Lifetime of memories

Colonial Dance Club disbands because of falling membership

After 66 years of dinner dances, cocktail parties, pool parties and friendships, one of Baton Rouge’s old clubs, the Colonial Dance Club, is disbanding.

“It is sad to think about it. We had so much fun,” said Polly Blanche, a charter member fondly called the “mother of the club.” Her husband, the late Louisiana Supreme Court Justice Fred Blanche, drew up the club’s constitution in the spring of 1946.

“I loved every single member of the club,” she said. “I would have picked a fight for every member of the club.”

“We are just crushed to see it closed,” said Carolyn Selig. She and her late husband, Louis Selig, joined in 1948. For years, she has served as secretary and mailed out the club notices.

Many in the club are now widows along with a few widowers. All have lost friends who would have joined a dance club in their younger days. The children of members are not interested.

“They didn’t know about dance clubs. It’s not anything they wanted to do,” said Martha McCrory, longtime treasurer.

The idea of the dance club came from Violet Amis Ellis. “Violet was my age, but she ran around with these girls two or three years older,” Blanche said. “They were all very prominent South Baton Rouge Garden District girls. The idea was conceived to invite only members who had lived in the Garden District.”

Membership was open only to married couples, who according to the preamble to the club’s constitution, were “seeking refuge from the routine of life” by banding “ourselves together into this organization” with the “purpose to pursue this endeavor by sponsoring social entertainment for our mutual enjoyment. . . .”

The first meeting of The Colonials, as the club is called in its constitution, was held at the Acadian Club on Jefferson Highway. The original founding members each asked a friend to join. “That was the way the membership was formed,” said Blanche, who lived in the Garden District at Mrs. L.W. Eaton’s garage apartment at the corner of Cherokee Avenue and Park Boulevard when Fred Blanche was in law school at LSU.

Membership was set at 40 married couples, who were nominated by members and voted on by secret ballot. Each new member paid a dollar upon acceptance. The constitution specified that the club would have four parties a year.

“In the beginning, the men really ran the club,” Selig said. “We were just the attendees.” However, the women always did the cooking for everything. Nothing was catered.

The club was known for its cocktail parties at members’ homes. In the early years, each member couple could invite three other couples. “We had really big parties in light of today’s parties. We did all the food,” Blanche said. She and Selig were two of the major cooks for the parties.

“Polly and I got very irritated when people brought something that was catered,” Selig said. “When somebody started that ‘let’s do it catered,’ Polly put her foot down.”

One year, Blanche was hosting a party at her house in late October. The day before the party, she had a fire. “The house looked bad,” Blanche said, “but I put all kinds of costumes and mannequins in all the chairs.” The smoke and costumes helped create a Halloween theme for the party.

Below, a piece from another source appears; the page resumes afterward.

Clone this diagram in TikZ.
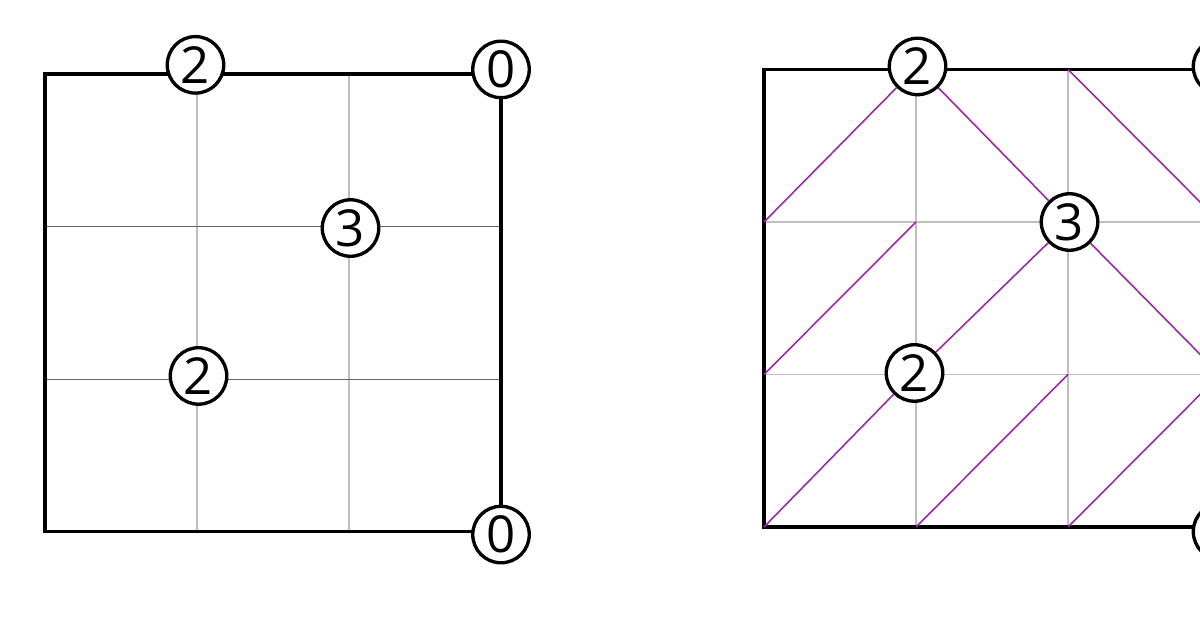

“Nothing deterred us in those days,” Selig said.

In the first four decades of the club, most of the dances were at the old Community Club, which later became the American Legion Hall. It was on Florida Street across from the downtown post office. The room was known for its large revolving silver mirrored ball above the center of the dance floor. In 1989, demolition began on the building to make way for the new federal courthouse annex.

One of the club’s most memorable parties was a farewell dance at the old building. Carolyn and Louis Selig were hosts of the party.

The late Amy Blanche Slowey expressed the feelings of the club in an Advocate column June 11, 1989. “We celebrated the memory of the wonderful times we had in this historic building and said our last good-byes to a great place that has given so many of us such happy memories,” she said.

In the last decade or so, the number of parties was reduced to three or even two each year. “Parties got so expensive. We had to cut back,” Selig said.

The club generally hosted a pool party, a cocktail party and the annual Christmas dinner dance just for members in the Versailles Room of the Baton Rouge Country Club. It was a beautiful party with a live orchestra.

The last few years, attendance at the Christmas party fell off. “The room was too big for the crowd, for the non-crowd,” McCrory said.

Last Christmas, the group moved to a smaller room and eliminated the band. The membership was down to 16.

Selig sent out a letter to the remaining members to see what they wanted to do. She wanted to get an opinion from everyone.

“The tally was pretty close, believe it or not, but there were one or two votes more to close,” Blanche said.

This Christmas, there will be no dinner dance. The Colonial Dance Club is no more.

“We have wonderful memories,” Selig said. “We had some wonderful good times. We all grew old together.”